Más recientemente, la última crisis de los Balcanes, donde se acuñó la ignominiosa expresión "limpieza étnica", definida como el propósito de un grupo de lograr una homogeneidad étnica en un determinado territorio y de eliminar sistemáticamente de ese territorio a otro grupo por razones de su origen nacional, étnico o religioso, tuvo exactamente el mismo telón de fondo.   

Comunidades que convivían pacíficamente desde antaño en una misma zona geográfica se lanzaron salvajemente unas contra otras, azuzadas por políticos oportunistas que, al igual que los Hitler de antes y los Paková Ledesma y sus amigos de ahora, instaban a echar a los "extranjeros", apropiarse de sus bienes y "recuperar" el territorio para repoblarlo con sus "verdaderos dueños ancestrales". Solo en Bosnia hubo 250.000 muertos y dos millones y medio de refugiados que perdieron sus tierras y sus hogares.   

En África, todavía está fresco el horroroso recuerdo de la masacre de 1994 en Rwanda, en la que un millón de tutsis murieron de la manera más espeluznante en manos de enfurecidas hordas de la mayoría hutu.   

Ejemplos de la tremenda violencia que engendra la xenofobia y la evocación ultranacionalista al mito de la "pureza" étnica o nacional los hay a montones, en todas las épocas, en todos los continentes. Sería muy triste que no tomásemos nota de lecciones tan categóricas de la historia.   

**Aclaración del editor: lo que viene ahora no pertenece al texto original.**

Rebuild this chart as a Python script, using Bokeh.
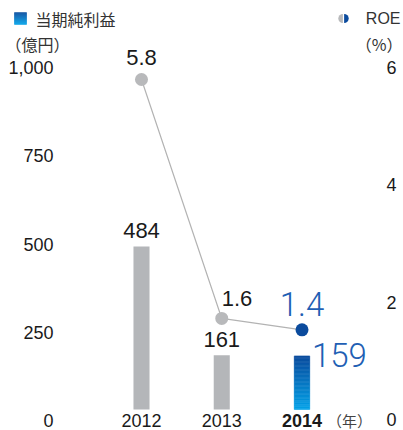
import numpy as np
from bokeh.plotting import figure
from bokeh.models import Range1d, ColumnDataSource
from bokeh.core.properties import value
from bokeh.embed import file_html
from bokeh.resources import INLINE

# ---------------- data ----------------
years = [2012, 2013, 2014]
year_labels = ["2012", "2013", "2014"]
net_income = [484, 161, 159]          # 当期純利益 (億円)
roe = [5.8, 1.6, 1.4]                 # ROE (%)
left_ticks = [0, 250, 500, 750, 1000]
right_ticks = [0, 2, 4, 6]
legend_income = "当期純利益"
legend_roe = "ROE"
unit_income = "（億円）"
unit_roe = "（%）"
year_unit = "（年）"

# ---------------- styles ----------------
SANS = "'Liberation Sans', Arial, sans-serif"
LIGHT = "'Roboto Light', 'Lato Light', Roboto, sans-serif"
CJK = "'Noto Sans CJK JP', 'Noto Sans', sans-serif"
GRAY_BAR = "#b4b6b9"
GRAY_DOT = "#b8b9bb"
BLUE_DOT = "#0b4b9d"
BLUE_TXT = "#1f5fb4"
TXT = "#1a1a1a"
HDR = "#333333"
C_TOP = np.array([11, 76, 158])
C_BOT = np.array([3, 162, 232])


def grad(n, a, b):
    out = []
    for i in range(n):
        t = (i + 0.5) / n
        c = a + (b - a) * t
        out.append("#%02x%02x%02x" % tuple(int(round(v)) for v in c))
    return out


W, H = 403, 430

p = figure(width=W, height=H, output_backend="svg", toolbar_location=None,
           x_range=Range1d(2010.243, 2015.2648),
           y_range=Range1d(-62.35, 1214.4),
           x_axis_location=None, y_axis_location=None,
           min_border=0, min_border_left=0, min_border_right=0,
           min_border_top=0, min_border_bottom=0)
p.outline_line_color = None
p.grid.visible = False

p.extra_y_ranges = {
    "roe": Range1d(-0.369, 7.188),        # ROE scale (6 % ~ 1000 億円)
    "lab_l": Range1d(-26.9, 1189.5),      # left tick-label scale
    "lab_r": Range1d(-0.1875, 7.142),     # right tick-label scale
    "px_y": Range1d(H, 0),                # header layout (pixels)
}
p.extra_x_ranges = {"px_x": Range1d(0, W)}

# ---- tick labels (left: 億円, right: %) ----
p.text(x=[53] * len(left_ticks), y=left_ticks, x_range_name="px_x",
       y_range_name="lab_l", text=["{:,}".format(t) for t in left_ticks],
       text_align="right", text_baseline="middle", text_font=value(SANS),
       text_font_size="18px", text_color=TXT)
p.text(x=[386] * len(right_ticks), y=right_ticks, x_range_name="px_x",
       y_range_name="lab_r", text=[str(t) for t in right_ticks],
       text_align="left", text_baseline="middle", text_font=value(SANS),
       text_font_size="18px", text_color=TXT)

# ---- bars ----
BW = 0.2
p.vbar(x=years[:2], top=net_income[:2], bottom=0, width=BW,
       fill_color=GRAY_BAR, line_color=None)
n = 40
edges = np.linspace(0, net_income[2], n + 1)
cols = grad(n, C_BOT, C_TOP)
p.vbar(x=[years[2]] * n, bottom=edges[:-1], top=edges[1:], width=BW * 0.96,
       fill_color=cols, line_color=cols, line_width=0.6)

p.text(x=years[:2], y=net_income[:2], text=[str(v) for v in net_income[:2]],
       text_align="center", text_baseline="middle", y_offset=-16,
       text_font=value(SANS), text_font_size="22px", text_color=TXT)
p.text(x=years[2:], y=net_income[2:], text=[str(v) for v in net_income[2:]],
       text_align="left", text_baseline="middle", x_offset=10, y_offset=-1,
       text_font=value(LIGHT), text_font_size="33px", text_color=BLUE_TXT)

# ---- ROE line + dots ----
p.line(x=years, y=roe, y_range_name="roe", line_color="#b3b3b3", line_width=1.2)
p.scatter(x=years[:2], y=roe[:2], y_range_name="roe", size=13,
          fill_color=GRAY_DOT, line_color=None)
p.scatter(x=years[2:], y=roe[2:], y_range_name="roe", size=13,
          fill_color=BLUE_DOT, line_color=None)

roe_src = ColumnDataSource(dict(x=years[:2], y=roe[:2],
                                t=["%.1f" % v for v in roe[:2]],
                                align=["center", "left"],
                                dy=[-22, -20]))
p.text(x="x", y="y", text="t", source=roe_src, y_range_name="roe",
       text_align="align", text_baseline="middle", y_offset="dy",
       text_font=value(SANS), text_font_size="22px", text_color=TXT)
p.text(x=years[2:], y=roe[2:], text=["%.1f" % v for v in roe[2:]],
       y_range_name="roe", text_align="center", text_baseline="middle",
       y_offset=-26, text_font=value(LIGHT), text_font_size="33px",
       text_color=BLUE_TXT)

# ---- year labels ----
p.text(x=years, y=[0] * len(years), text=year_labels,
       text_align="center", text_baseline="middle", y_offset=11,
       text_font=value(SANS), text_font_size="18px", text_color=TXT,
       text_font_style=["normal", "normal", "bold"])
p.text(x=years[2:], y=[0], text=[year_unit], text_align="left",
       text_baseline="middle", x_offset=25, y_offset=11,
       text_font=value(CJK), text_font_size="15px", text_color="#444444")

# ---- header: legend + units ----
ns = 12
sq_edges = np.linspace(12, 24, ns + 1)
sq_cols = grad(ns, C_TOP, C_BOT)
p.quad(left=[14] * ns, right=[26] * ns, top=sq_edges[:-1], bottom=sq_edges[1:],
       x_range_name="px_x", y_range_name="px_y",
       fill_color=sq_cols, line_color=sq_cols, line_width=0.5)
p.text(x=[35], y=[18], text=[legend_income], x_range_name="px_x",
       y_range_name="px_y", text_align="left", text_baseline="middle",
       text_font=value(CJK), text_font_size="16px", text_color=HDR)
p.text(x=[5], y=[43], text=[unit_income], x_range_name="px_x",
       y_range_name="px_y", text_align="left", text_baseline="middle",
       text_font=value(CJK), text_font_size="16px", text_color=HDR)
p.wedge(x=[342.4], y=[18], radius=4.6, start_angle=np.pi / 2,
        end_angle=3 * np.pi / 2, x_range_name="px_x", y_range_name="px_y",
        fill_color=GRAY_DOT, line_color=None)
p.wedge(x=[343.6], y=[18], radius=4.6, start_angle=-np.pi / 2,
        end_angle=np.pi / 2, x_range_name="px_x", y_range_name="px_y",
        fill_color=BLUE_DOT, line_color=None)
p.text(x=[400], y=[18], text=[legend_roe], x_range_name="px_x",
       y_range_name="px_y", text_align="right", text_baseline="middle",
       text_font=value(SANS), text_font_size="16px", text_color=HDR)
p.text(x=[402], y=[43], text=[unit_roe], x_range_name="px_x",
       y_range_name="px_y", text_align="right", text_baseline="middle",
       text_font=value(CJK), text_font_size="16px", text_color=HDR)

open("out.html", "w").write(file_html(p, INLINE))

Desde hace un tiempo, el Paraguay está caminando peligrosamente por la cornisa. Sectores claramente interesados en sacar rédito político y beneficios económicos cada vez más están consiguiendo introducir en el imaginario colectivo la idea de que colonos inmigrantes que viven, trabajan e invierten hace treinta, cuarenta y más años en el país, muchísimos de ellos ya nacidos aquí, son de alguna manera enemigos, saqueadores de las tierras y los recursos de los "auténticos paraguayos", como si tal cosa existiese.   

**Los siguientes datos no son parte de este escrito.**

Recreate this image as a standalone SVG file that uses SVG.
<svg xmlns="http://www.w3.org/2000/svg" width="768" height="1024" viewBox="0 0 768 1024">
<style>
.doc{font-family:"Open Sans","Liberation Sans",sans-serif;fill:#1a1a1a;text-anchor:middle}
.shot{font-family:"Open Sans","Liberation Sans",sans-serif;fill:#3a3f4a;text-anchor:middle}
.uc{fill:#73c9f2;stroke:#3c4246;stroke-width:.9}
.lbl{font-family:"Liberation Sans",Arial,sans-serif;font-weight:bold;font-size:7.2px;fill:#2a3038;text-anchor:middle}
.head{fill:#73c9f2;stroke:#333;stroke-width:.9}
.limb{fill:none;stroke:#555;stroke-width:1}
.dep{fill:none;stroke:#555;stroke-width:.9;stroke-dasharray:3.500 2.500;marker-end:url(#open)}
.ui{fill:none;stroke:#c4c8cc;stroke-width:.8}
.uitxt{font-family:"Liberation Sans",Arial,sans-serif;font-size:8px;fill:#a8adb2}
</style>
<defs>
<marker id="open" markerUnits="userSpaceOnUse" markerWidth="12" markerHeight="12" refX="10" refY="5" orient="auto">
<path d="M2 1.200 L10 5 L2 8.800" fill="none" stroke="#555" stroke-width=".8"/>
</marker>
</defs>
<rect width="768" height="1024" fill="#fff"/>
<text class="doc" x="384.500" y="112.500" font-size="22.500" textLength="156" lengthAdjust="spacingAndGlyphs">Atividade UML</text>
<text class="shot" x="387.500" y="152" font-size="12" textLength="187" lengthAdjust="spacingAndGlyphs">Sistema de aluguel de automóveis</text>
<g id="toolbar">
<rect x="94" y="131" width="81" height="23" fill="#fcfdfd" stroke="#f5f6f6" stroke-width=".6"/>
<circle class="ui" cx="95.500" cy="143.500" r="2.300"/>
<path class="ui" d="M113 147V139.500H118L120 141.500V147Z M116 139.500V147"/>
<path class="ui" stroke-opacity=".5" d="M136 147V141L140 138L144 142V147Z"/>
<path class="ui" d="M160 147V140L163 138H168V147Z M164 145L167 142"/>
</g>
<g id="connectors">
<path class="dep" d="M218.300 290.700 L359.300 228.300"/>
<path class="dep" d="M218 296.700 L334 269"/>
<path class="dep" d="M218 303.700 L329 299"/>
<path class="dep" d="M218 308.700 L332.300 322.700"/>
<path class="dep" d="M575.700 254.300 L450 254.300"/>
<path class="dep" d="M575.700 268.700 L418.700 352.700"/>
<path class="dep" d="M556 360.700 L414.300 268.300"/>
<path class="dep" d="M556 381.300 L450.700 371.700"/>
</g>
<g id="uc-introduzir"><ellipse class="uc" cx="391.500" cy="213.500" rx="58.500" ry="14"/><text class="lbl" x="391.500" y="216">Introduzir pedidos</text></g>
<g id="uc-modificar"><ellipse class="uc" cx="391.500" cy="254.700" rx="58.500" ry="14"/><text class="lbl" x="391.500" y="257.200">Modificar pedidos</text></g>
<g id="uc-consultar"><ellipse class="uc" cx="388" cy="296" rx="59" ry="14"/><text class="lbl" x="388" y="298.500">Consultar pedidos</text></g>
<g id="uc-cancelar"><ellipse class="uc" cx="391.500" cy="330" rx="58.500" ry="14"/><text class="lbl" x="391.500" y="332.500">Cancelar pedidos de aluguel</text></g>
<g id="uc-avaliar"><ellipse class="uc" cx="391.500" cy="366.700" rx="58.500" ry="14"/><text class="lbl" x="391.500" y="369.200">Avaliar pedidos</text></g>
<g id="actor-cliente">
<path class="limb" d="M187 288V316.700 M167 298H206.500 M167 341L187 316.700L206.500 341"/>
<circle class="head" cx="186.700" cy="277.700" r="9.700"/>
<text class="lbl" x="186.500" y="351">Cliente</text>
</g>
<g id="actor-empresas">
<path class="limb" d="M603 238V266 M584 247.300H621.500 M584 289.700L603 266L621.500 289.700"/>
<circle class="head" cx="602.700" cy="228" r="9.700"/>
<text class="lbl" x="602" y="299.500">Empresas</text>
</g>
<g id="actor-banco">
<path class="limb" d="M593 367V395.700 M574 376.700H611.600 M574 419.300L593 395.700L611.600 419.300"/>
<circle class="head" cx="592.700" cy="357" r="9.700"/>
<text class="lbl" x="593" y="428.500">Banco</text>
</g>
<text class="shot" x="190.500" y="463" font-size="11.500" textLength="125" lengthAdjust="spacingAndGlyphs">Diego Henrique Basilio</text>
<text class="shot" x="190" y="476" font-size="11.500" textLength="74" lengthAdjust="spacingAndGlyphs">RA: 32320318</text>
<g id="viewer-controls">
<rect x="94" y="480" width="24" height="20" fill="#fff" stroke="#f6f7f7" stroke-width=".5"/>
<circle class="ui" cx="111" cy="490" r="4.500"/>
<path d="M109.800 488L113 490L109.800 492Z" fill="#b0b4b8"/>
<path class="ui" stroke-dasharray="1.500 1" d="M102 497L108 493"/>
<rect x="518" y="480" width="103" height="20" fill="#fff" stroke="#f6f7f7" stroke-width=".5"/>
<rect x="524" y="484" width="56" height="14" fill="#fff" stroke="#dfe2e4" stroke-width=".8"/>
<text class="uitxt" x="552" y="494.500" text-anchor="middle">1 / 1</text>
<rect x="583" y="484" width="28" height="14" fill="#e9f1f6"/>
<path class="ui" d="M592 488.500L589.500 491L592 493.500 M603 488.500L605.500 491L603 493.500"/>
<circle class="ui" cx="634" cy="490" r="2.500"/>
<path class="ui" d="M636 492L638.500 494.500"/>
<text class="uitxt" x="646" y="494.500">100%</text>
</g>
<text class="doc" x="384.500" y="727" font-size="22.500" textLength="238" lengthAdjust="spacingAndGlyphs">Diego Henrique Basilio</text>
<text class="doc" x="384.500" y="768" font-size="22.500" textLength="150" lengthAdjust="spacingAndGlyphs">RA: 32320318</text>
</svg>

Alentar las pasiones más bajas del ser humano puede ser políticamente rentable en el corto plazo, es algo que bien saben los populistas autoritarios. Pero el conjunto de la sociedad tiene que estar muy alerta porque se está jugando con fuego. Cualquier chispa, un muerto, por ejemplo, puede encender la llama e incendiar el país.